- [Dataset excerpt]:
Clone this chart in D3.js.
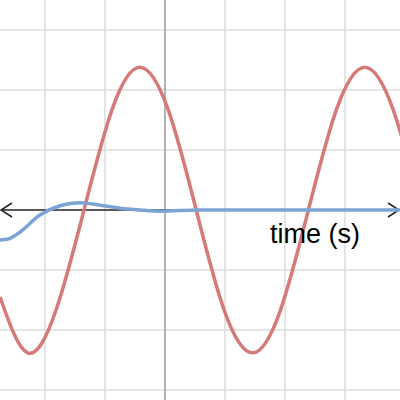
<!DOCTYPE html>
<html>
<head>
<meta charset="utf-8">
<script src="https://cdn.jsdelivr.net/npm/d3@7"></script>
<style>
  body { margin: 0; background: #fff; }
  svg { display: block; }
</style>
</head>
<body>
<div id="chart"></div>
<script>
// values, in grid units (1 grid square = 1 unit)
var redX = [-2.75, -2.29, -1.82, -1.35, -0.88, -0.42, 0.05, 0.52, 0.99, 1.46, 1.92, 2.39, 2.86, 3.33, 3.80, 4.27];
var redY = [-1.45, -2.38, -1.68, 0, 1.68, 2.38, 1.68, 0, -1.68, -2.38, -1.68, 0, 1.68, 2.38, 1.68, 0];
var blueX = [-2.75, -2.6, -2.42, -2.08, -1.75, -1.42, -1.08, -0.75, -0.42, -0.08, 0.58, 1.5, 2.5, 3.92];
var blueY = [-0.5, -0.48, -0.37, -0.08, 0.07, 0.12, 0.08, 0.03, 0, -0.02, 0, 0, 0, 0];
var gridX = [-2, -1, 1, 2, 3];
var gridY = [-3, -2, -1, 1, 2, 3];
var xLabel = 'time (s)';

var width = 400, height = 400;
var x = d3.scaleLinear().domain([-2.75, 3.9167]).range([0, width]);
var y = d3.scaleLinear().domain([-3.1667, 3.5]).range([height, 0]);

var svg = d3.select('#chart').append('svg')
    .attr('width', width).attr('height', height);

// grid
svg.selectAll('.gx').data(gridX).enter().append('line')
    .attr('x1', function(d) { return x(d); }).attr('x2', function(d) { return x(d); })
    .attr('y1', 0).attr('y2', height)
    .attr('stroke', '#dcdcdc').attr('stroke-width', 1.5);
svg.selectAll('.gy').data(gridY).enter().append('line')
    .attr('y1', function(d) { return y(d); }).attr('y2', function(d) { return y(d); })
    .attr('x1', 0).attr('x2', width)
    .attr('stroke', '#dcdcdc').attr('stroke-width', 1.5);

// y axis
svg.append('line')
    .attr('x1', x(0)).attr('x2', x(0)).attr('y1', 0).attr('y2', height)
    .attr('stroke', '#999').attr('stroke-width', 1.5);

// x axis with arrows
svg.append('line')
    .attr('x1', 1).attr('x2', width - 1).attr('y1', y(0)).attr('y2', y(0))
    .attr('stroke', '#222').attr('stroke-width', 1.5);
svg.append('path')
    .attr('d', 'M12,' + (y(0) - 7) + ' L1,' + y(0) + ' L12,' + (y(0) + 7))
    .attr('fill', 'none').attr('stroke', '#222').attr('stroke-width', 1.5);
svg.append('path')
    .attr('d', 'M' + (width - 12) + ',' + (y(0) - 7) + ' L' + (width - 1) + ',' + y(0) + ' L' + (width - 12) + ',' + (y(0) + 7))
    .attr('fill', 'none').attr('stroke', '#222').attr('stroke-width', 1.5);

var line = d3.line()
    .x(function(d) { return x(d[0]); })
    .y(function(d) { return y(d[1]); })
    .curve(d3.curveNatural);

svg.append('path')
    .datum(d3.zip(redX, redY))
    .attr('d', line)
    .attr('fill', 'none').attr('stroke', '#d47a78').attr('stroke-width', 3.5);

svg.append('path')
    .datum(d3.zip(blueX, blueY))
    .attr('d', line.curve(d3.curveMonotoneX))
    .attr('fill', 'none').attr('stroke', '#7ba4d4').attr('stroke-width', 3.5);

svg.append('text')
    .attr('x', 270).attr('y', 243)
    .attr('font-family', 'Liberation Sans, Arial, sans-serif')
    .attr('font-size', 27)
    .attr('fill', '#000')
    .text(xLabel);
</script>
</body>
</html>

- [Task objective]: Except for the pictures, print the data above exactly.

- [Output for this exercise]:
Clone this chart in D3.js.
<!DOCTYPE html>
<html>
<head>
<meta charset="utf-8">
<script src="https://cdn.jsdelivr.net/npm/d3@7"></script>
<style>
  body { margin: 0; background: #fff; }
  svg { display: block; }
</style>
</head>
<body>
<div id="chart"></div>
<script>
// values, in grid units (1 grid square = 1 unit)
var redX = [-2.75, -2.29, -1.82, -1.35, -0.88, -0.42, 0.05, 0.52, 0.99, 1.46, 1.92, 2.39, 2.86, 3.33, 3.80, 4.27];
var redY = [-1.45, -2.38, -1.68, 0, 1.68, 2.38, 1.68, 0, -1.68, -2.38, -1.68, 0, 1.68, 2.38, 1.68, 0];
var blueX = [-2.75, -2.6, -2.42, -2.08, -1.75, -1.42, -1.08, -0.75, -0.42, -0.08, 0.58, 1.5, 2.5, 3.92];
var blueY = [-0.5, -0.48, -0.37, -0.08, 0.07, 0.12, 0.08, 0.03, 0, -0.02, 0, 0, 0, 0];
var gridX = [-2, -1, 1, 2, 3];
var gridY = [-3, -2, -1, 1, 2, 3];
var xLabel = 'time (s)';

var width = 400, height = 400;
var x = d3.scaleLinear().domain([-2.75, 3.9167]).range([0, width]);
var y = d3.scaleLinear().domain([-3.1667, 3.5]).range([height, 0]);

var svg = d3.select('#chart').append('svg')
    .attr('width', width).attr('height', height);

// grid
svg.selectAll('.gx').data(gridX).enter().append('line')
    .attr('x1', function(d) { return x(d); }).attr('x2', function(d) { return x(d); })
    .attr('y1', 0).attr('y2', height)
    .attr('stroke', '#dcdcdc').attr('stroke-width', 1.5);
svg.selectAll('.gy').data(gridY).enter().append('line')
    .attr('y1', function(d) { return y(d); }).attr('y2', function(d) { return y(d); })
    .attr('x1', 0).attr('x2', width)
    .attr('stroke', '#dcdcdc').attr('stroke-width', 1.5);

// y axis
svg.append('line')
    .attr('x1', x(0)).attr('x2', x(0)).attr('y1', 0).attr('y2', height)
    .attr('stroke', '#999').attr('stroke-width', 1.5);

// x axis with arrows
svg.append('line')
    .attr('x1', 1).attr('x2', width - 1).attr('y1', y(0)).attr('y2', y(0))
    .attr('stroke', '#222').attr('stroke-width', 1.5);
svg.append('path')
    .attr('d', 'M12,' + (y(0) - 7) + ' L1,' + y(0) + ' L12,' + (y(0) + 7))
    .attr('fill', 'none').attr('stroke', '#222').attr('stroke-width', 1.5);
svg.append('path')
    .attr('d', 'M' + (width - 12) + ',' + (y(0) - 7) + ' L' + (width - 1) + ',' + y(0) + ' L' + (width - 12) + ',' + (y(0) + 7))
    .attr('fill', 'none').attr('stroke', '#222').attr('stroke-width', 1.5);

var line = d3.line()
    .x(function(d) { return x(d[0]); })
    .y(function(d) { return y(d[1]); })
    .curve(d3.curveNatural);

svg.append('path')
    .datum(d3.zip(redX, redY))
    .attr('d', line)
    .attr('fill', 'none').attr('stroke', '#d47a78').attr('stroke-width', 3.5);

svg.append('path')
    .datum(d3.zip(blueX, blueY))
    .attr('d', line.curve(d3.curveMonotoneX))
    .attr('fill', 'none').attr('stroke', '#7ba4d4').attr('stroke-width', 3.5);

svg.append('text')
    .attr('x', 270).attr('y', 243)
    .attr('font-family', 'Liberation Sans, Arial, sans-serif')
    .attr('font-size', 27)
    .attr('fill', '#000')
    .text(xLabel);
</script>
</body>
</html>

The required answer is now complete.